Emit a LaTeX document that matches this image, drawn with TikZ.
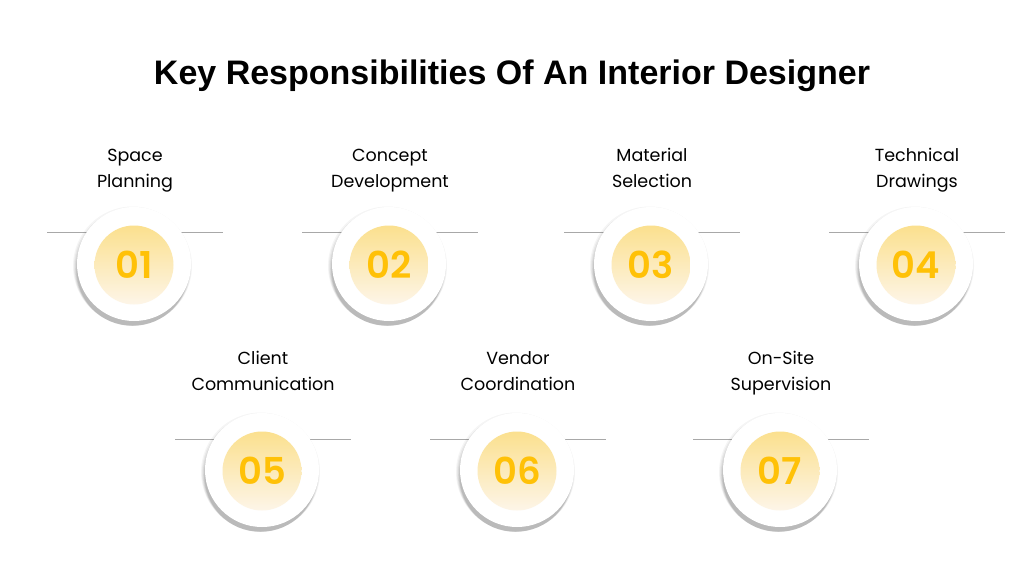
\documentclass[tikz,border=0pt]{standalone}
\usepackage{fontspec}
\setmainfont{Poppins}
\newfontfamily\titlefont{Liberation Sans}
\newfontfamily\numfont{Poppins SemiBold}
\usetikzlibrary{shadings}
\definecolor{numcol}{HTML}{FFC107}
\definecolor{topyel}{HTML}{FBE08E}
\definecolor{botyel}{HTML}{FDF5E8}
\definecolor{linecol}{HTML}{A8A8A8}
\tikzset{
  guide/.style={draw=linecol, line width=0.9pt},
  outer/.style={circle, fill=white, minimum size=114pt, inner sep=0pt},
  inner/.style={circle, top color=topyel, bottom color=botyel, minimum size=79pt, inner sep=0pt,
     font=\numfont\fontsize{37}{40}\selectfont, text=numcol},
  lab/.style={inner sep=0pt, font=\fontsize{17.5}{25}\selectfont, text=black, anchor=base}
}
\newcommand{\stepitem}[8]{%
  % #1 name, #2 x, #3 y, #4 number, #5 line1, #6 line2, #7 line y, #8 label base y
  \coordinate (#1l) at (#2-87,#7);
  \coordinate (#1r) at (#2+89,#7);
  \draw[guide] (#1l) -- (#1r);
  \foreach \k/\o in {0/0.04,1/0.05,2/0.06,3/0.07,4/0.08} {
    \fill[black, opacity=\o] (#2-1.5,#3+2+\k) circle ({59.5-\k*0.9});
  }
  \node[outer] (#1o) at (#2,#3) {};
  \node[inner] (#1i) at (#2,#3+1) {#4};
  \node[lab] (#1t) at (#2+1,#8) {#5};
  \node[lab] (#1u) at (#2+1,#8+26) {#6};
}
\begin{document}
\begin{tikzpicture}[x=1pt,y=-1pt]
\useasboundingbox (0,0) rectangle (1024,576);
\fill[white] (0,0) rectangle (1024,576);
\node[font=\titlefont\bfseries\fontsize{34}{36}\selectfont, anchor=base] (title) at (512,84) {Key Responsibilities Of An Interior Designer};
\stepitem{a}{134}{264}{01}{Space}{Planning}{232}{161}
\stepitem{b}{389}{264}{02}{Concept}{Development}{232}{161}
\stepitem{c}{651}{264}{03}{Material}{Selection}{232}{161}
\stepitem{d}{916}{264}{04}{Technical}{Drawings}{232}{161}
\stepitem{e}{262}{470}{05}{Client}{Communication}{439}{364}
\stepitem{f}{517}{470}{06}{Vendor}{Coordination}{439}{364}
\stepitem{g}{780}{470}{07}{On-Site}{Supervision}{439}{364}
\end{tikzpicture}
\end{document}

================

Quote every line word for word and keep the images out of the copy.

Emit a LaTeX document that matches this image, drawn with TikZ.
\documentclass[tikz,border=0pt]{standalone}
\usepackage{fontspec}
\setmainfont{Poppins}
\newfontfamily\titlefont{Liberation Sans}
\newfontfamily\numfont{Poppins SemiBold}
\usetikzlibrary{shadings}
\definecolor{numcol}{HTML}{FFC107}
\definecolor{topyel}{HTML}{FBE08E}
\definecolor{botyel}{HTML}{FDF5E8}
\definecolor{linecol}{HTML}{A8A8A8}
\tikzset{
  guide/.style={draw=linecol, line width=0.9pt},
  outer/.style={circle, fill=white, minimum size=114pt, inner sep=0pt},
  inner/.style={circle, top color=topyel, bottom color=botyel, minimum size=79pt, inner sep=0pt,
     font=\numfont\fontsize{37}{40}\selectfont, text=numcol},
  lab/.style={inner sep=0pt, font=\fontsize{17.5}{25}\selectfont, text=black, anchor=base}
}
\newcommand{\stepitem}[8]{%
  % #1 name, #2 x, #3 y, #4 number, #5 line1, #6 line2, #7 line y, #8 label base y
  \coordinate (#1l) at (#2-87,#7);
  \coordinate (#1r) at (#2+89,#7);
  \draw[guide] (#1l) -- (#1r);
  \foreach \k/\o in {0/0.04,1/0.05,2/0.06,3/0.07,4/0.08} {
    \fill[black, opacity=\o] (#2-1.5,#3+2+\k) circle ({59.5-\k*0.9});
  }
  \node[outer] (#1o) at (#2,#3) {};
  \node[inner] (#1i) at (#2,#3+1) {#4};
  \node[lab] (#1t) at (#2+1,#8) {#5};
  \node[lab] (#1u) at (#2+1,#8+26) {#6};
}
\begin{document}
\begin{tikzpicture}[x=1pt,y=-1pt]
\useasboundingbox (0,0) rectangle (1024,576);
\fill[white] (0,0) rectangle (1024,576);
\node[font=\titlefont\bfseries\fontsize{34}{36}\selectfont, anchor=base] (title) at (512,84) {Key Responsibilities Of An Interior Designer};
\stepitem{a}{134}{264}{01}{Space}{Planning}{232}{161}
\stepitem{b}{389}{264}{02}{Concept}{Development}{232}{161}
\stepitem{c}{651}{264}{03}{Material}{Selection}{232}{161}
\stepitem{d}{916}{264}{04}{Technical}{Drawings}{232}{161}
\stepitem{e}{262}{470}{05}{Client}{Communication}{439}{364}
\stepitem{f}{517}{470}{06}{Vendor}{Coordination}{439}{364}
\stepitem{g}{780}{470}{07}{On-Site}{Supervision}{439}{364}
\end{tikzpicture}
\end{document}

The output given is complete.